Holding — Connor, J.
- The Supreme Court of North Carolina held that the contract did not constitute a new franchise and was valid without requiring a vote of the residents.
Rule
- A public service corporation may modify its existing franchise agreement without voter approval if the changes do not constitute a new franchise but rather an adjustment to the method of service.
Reasoning
- The Supreme Court reasoned that the Declaratory Judgment Act allowed the court to address the validity of the contract since a real controversy existed between the parties regarding their legal rights and obligations.
- The court noted that the proposed change from electric street cars to gasoline buses was an adjustment to the method of transportation under the existing franchise and did not fundamentally alter the rights granted by the original franchise.
- Furthermore, the court emphasized that the Corporation Commission had the authority to approve such changes for the public benefit, and the contract was intended to enhance public transportation services.
- The court dismissed the defendants' claims that the contract required voter approval, affirming that it was merely a procedural change within the existing framework of the franchise.
- The court concluded that all parties had been properly notified and represented in the proceedings, thereby validating the contract and the Corporation Commission's orders.
Deep Dive: How the Court Reached Its Decision
Introduction to the Case
In Light Co. v. Iseley, the North Carolina Supreme Court addressed the validity of a contract between the Carolina Power and Light Company and the city of Raleigh concerning the substitution of gasoline buses for electric street cars. The court examined whether this contract constituted a new franchise requiring voter approval under the city's charter. The Declaratory Judgment Act provided the framework for the court to resolve this dispute, as a real controversy existed regarding the legal rights and obligations of the parties involved.
Application of the Declaratory Judgment Act
The court noted that the Declaratory Judgment Act is a remedial statute intended to settle uncertainties and provide clarity regarding legal relations. It emphasized that the act should be liberally construed to fulfill its purpose. In this case, the court determined that a genuine controversy existed among the parties, as they had opposing views on the validity of the contract and the authority of the Corporation Commission to approve the changes. The court found that the presence of legal rights and obligations among the parties justified the court's jurisdiction to render a declaratory judgment, thereby affirming the appropriateness of proceeding under the act.

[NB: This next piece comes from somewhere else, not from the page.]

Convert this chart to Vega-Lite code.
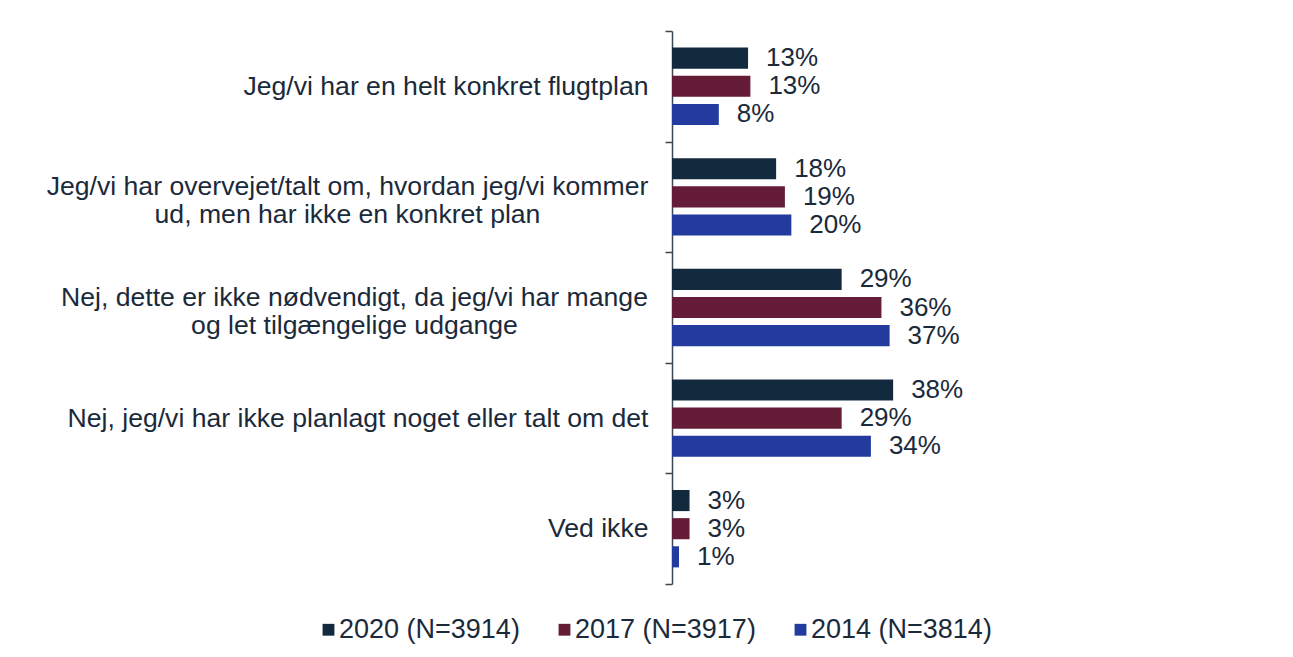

Nature of the Franchise and Contract
The court reasoned that the contract between the Carolina Power and Light Company and the city of Raleigh did not constitute a new franchise but rather an adjustment to the existing franchise terms. It highlighted that the original franchise allowed for the operation of electric street cars and that the proposed change to gasoline buses was a modification of the method of service rather than a fundamental alteration of the rights granted by the original franchise. The court concluded that such a modification could be made without requiring voter approval, as it did not create new obligations or rights that would necessitate a different form of authorization from the residents of the city.
Authority of the Corporation Commission
The court also discussed the authority of the North Carolina Corporation Commission, which had approved the contract and authorized the abandonment of the electric street car service. It affirmed that the Corporation Commission possessed the jurisdiction to regulate public utilities and ensure that changes made to transportation services served the public interest. The court found that the decision to substitute motor buses would enhance public transportation and was within the Commission's powers. This validation of the Corporation Commission's authority further supported the court's conclusion that the contract was lawful and binding.
Conclusion of the Court
Ultimately, the North Carolina Supreme Court upheld the lower court's ruling, affirming that the contract between the Carolina Power and Light Company and the city of Raleigh was valid and did not constitute a new franchise. The court concluded that the defendants lacked the right to interfere with the execution of the contract or to seek damages for the changes made to the transportation service. By reinforcing the legal framework provided by the Declaratory Judgment Act and confirming the validity of the contract, the court underscored the importance of flexibility within public service agreements to adapt to changing public needs without unnecessary bureaucratic hurdles.